EDIT: For those who want the full code, here it is.

<head>
<title>My Web Interface</title>
</head>

<?php
if (!($_POST["go"]))
{
?><h1>Hello World!</h1>
<form action="test.php" method="post">
    Username: <input type="text" name="username" /> <br />
Password: <input type="text" name="password" /> <br />
<input type="submit" name="go" />
</form>
<?php
}
else //the user has submitted: in which case, we check if the details match any user info in the database
{

$username = $_POST["username"];
$password = $_POST["password"];

//the database info variables
$hostname = "myhostname";
$dbUsername = "myusername";
$dbPassword = "mypassword";

echo "<p>You entered the username and password combo of '$username' and '$password'.</p>";

$connect = mysql_connect($hostname, $dbUsername, $dbPassword) or die ("Unable to connect to MySQL");

//test for the connection's presence. Every time so far it's returned True.
if ($connect)
{
    echo "Got it!";
}
else
{
    echo "Don't got it!";
}

//echo "<p>My username is " . $dbUsername ", my hostname is " . $hostname . " and my password is " . $dbPassword . ".</p>";

$selected = mysql_select_db("myDatabase",$connect)
or die("Could not select examples");

$userList = mysql_query("SELECT * FROM testUsers;");

/****
* This part tests to show a connection between the user and the database.
* It should return a list of users and the rights they have.
***
*/
$found = false; //how we terminate the loop.

//echo "<ul>";
while ($userInfo = mysql_fetch_array($userList) )
{
    echo "<p>Name = " . $userInfo["name"] . ". Password = " . $userInfo["password"] . ".</p>";
    if ($userInfo["password"] == $password)
    {
        echo "<p>The passwords match and are both $password!</p>";
    }
    else
    {
        echo "<p>$password does not match with " . $userInfo["password"] . "!</p>";
    }
}

while ( ($userInfo = mysql_fetch_array($userList) ) && (!($found)) )
{
    echo "The current username is " . $userInfo["name"] . ". <ul>";
    if ($username == $userInfo["name"])
    {
        $found = true;
        echo "<p>We found you in the database, " . $userInfo['name'] . ". Now to test your password.</p>";
        if ($password == $userInfo['password'])
        {
            echo "<p>The password you entered, " . $userInfo['password'] . " was correct!</p>";
            //now show the table's contents
            $register = mysql_query("SELECT * FROM myTable;");
            while ($col = mysql_fetch_array($register) )
            {
                echo "<li>Tag: " . $col['service_tag'] . "</li>";
            }
        }
        else //the username is right but the password is wrong.
        {
            echo "The password didn't match, though!";
        }
    }
    else //this username isn't the right one.
    {
        echo "<p>$username does not match " . $userInfo['name'] . ".";
    }
    echo "</ul>";
}

/*
*Test code: trying to output the testUsers info without the conditions.
*/

if (!$found)
{
    echo "<p>We could not find you in the database. Did you enter your username correctly?</p>";
}
echo "</ul>"; 

mysql_close($connect);
}
?>

EDIT #2: Some people have noted that this presentation is very insecure with passwords, and I would agree - this isn't intended to be the final code of the website at all. I just thought I'd test the connection as I went and ran into this issue.

Answer 1

Once you have finished the first block the cursor is at the end of the $userList. So in the second block there is nothing more to read with

$userInfo = mysql_fetch_array($userList)  

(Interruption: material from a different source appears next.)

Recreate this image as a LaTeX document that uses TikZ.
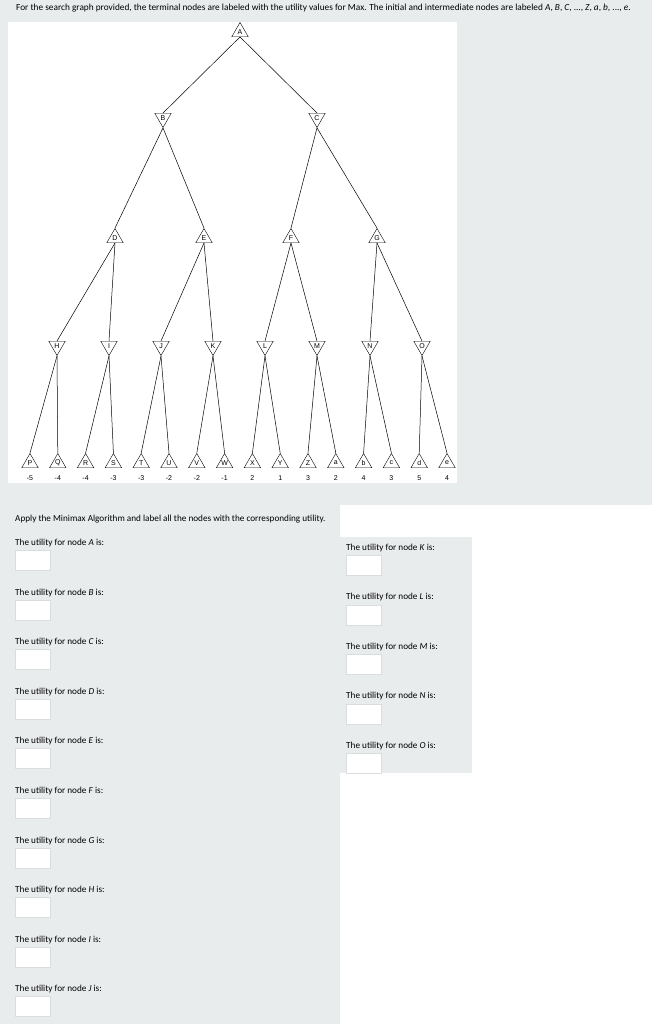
\documentclass[tikz,border=0pt]{standalone}
\usepackage{fontspec}
\setmainfont{Carlito}
\newfontfamily\arialf{Liberation Sans}
\usetikzlibrary{shapes.geometric}
\definecolor{bg}{HTML}{E9ECED}
\definecolor{boxline}{HTML}{DADDDE}
\begin{document}
\begin{tikzpicture}[x=1pt,y=-1pt,
  maxn/.style={regular polygon,regular polygon sides=3,draw,minimum size=19pt,inner sep=0pt,font=\arialf\fontsize{7}{8}\selectfont,fill=white},
  minn/.style={maxn,shape border rotate=180},
  val/.style={font=\arialf\fontsize{7}{8}\selectfont},
  qtext/.style={anchor=west,font=\fontsize{9.2}{10}\selectfont,inner sep=0pt},
  ansbox/.style={draw=boxline,fill=white,minimum width=35pt,minimum height=20pt,anchor=north west,inner sep=0pt},
  edge/.style={line width=0.5pt}]
\useasboundingbox (0,0) rectangle (652,1024);
\fill[bg] (0,0) rectangle (652,505);
\fill[bg] (0,505) rectangle (340,1024);
\fill[bg] (340,537) rectangle (472,773);
\fill[white] (8,22) rectangle (457,483);
\node[qtext,font=\fontsize{9.3}{10}\selectfont] (hdr) at (16,8) {For the search graph provided, the terminal nodes are labeled with the utility values for Max. The initial and intermediate nodes are labeled \textit{A}, \textit{B}, \textit{C}, ..., \textit{Z}, \textit{a}, \textit{b}, ..., \textit{e}.};
% tree
\node[maxn] (A) at (240,32) {A};
\node[minn] (B) at (163,118) {B};
\node[minn] (C) at (317,118) {C};
\node[maxn] (D) at (115,238) {D};
\node[maxn] (E) at (204,238) {E};
\node[maxn] (F) at (291,238) {F};
\node[maxn] (G) at (377,238) {G};
\foreach \n/\x in {H/57,I/109,J/161,K/213,L/265,M/317,N/370,O/422}
  \node[minn] (\n) at (\x,346) {\n};
\foreach \n/\v [count=\i from 0] in {P/-5,Q/-4,R/-4,S/-3,T/-3,U/-2,V/-2,W/-1,X/2,Y/1,Z/3,a/2,b/4,c/3,d/5,e/4}{
  \node[maxn] (l\n) at ({30+27.8*\i},463) {\n};
  \node[val] (v\n) at ({30+27.8*\i},478) {\v};
}
\foreach \p/\c in {A/B,A/C}
  \draw[edge] (\p.south) -- (\c.north);
\foreach \p/\c in {B/D,B/E,C/F,C/G}
  \draw[edge] (\p.south) -- (\c.north);
\foreach \p/\c in {D/H,D/I,E/J,E/K,F/L,F/M,G/N,G/O}
  \draw[edge] (\p.south) -- (\c.north);
\foreach \p/\c in {H/P,H/Q,I/R,I/S,J/T,J/U,K/V,K/W,L/X,L/Y,M/Z,M/a,N/b,N/c,O/d,O/e}
  \draw[edge] (\p.south) -- (l\c.north);
% questions
\node[qtext] (apply) at (15,519) {Apply the Minimax Algorithm and label all the nodes with the corresponding utility.};
\foreach \n [count=\i from 0] in {A,B,C,D,E,F,G,H,I,J}{
  \node[qtext] (q\n) at (15,{543+49.6*\i}) {The utility for node \textit{\n} is:};
  \node[ansbox] (b\n) at (15,{550+49.6*\i}) {};
}
\foreach \n [count=\i from 0] in {K,L,M,N,O}{
  \node[qtext] (q\n) at (346,{548+49.5*\i}) {The utility for node \textit{\n} is:};
  \node[ansbox] (b\n) at (346,{555+49.5*\i}) {};
}
\end{tikzpicture}
\end{document}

Try to include the following statement before the second block, to move the cursor back to the first item:

mysql_data_seek($userList, 0);  

or better:

if (!mysql_data_seek($userList, 0))   
{  
    echo "You can't go back (seek): " . mysql_error() . "\n";  
}   
else  
{  
   // Block 2  
}  

Answer 2

It is because of (!($found) in your while loop. the final state of that must be true for the loop to take action however it comes out false all the time because you are asking it to be not false but it is. There fore it will not work because the conditions are not met. Try removing the ! from it and test it. If you cannot do it this way try using this:

do {
//your code here to motion
}
while()// your conditions

in this case as long as the states are true in while, do will keep working.

Answer 3

I think you show us not the full code. Somewhere you have to set the credentials for the database, is this before or after you put an value to $username? Perhaps you use the $username for the database connection too?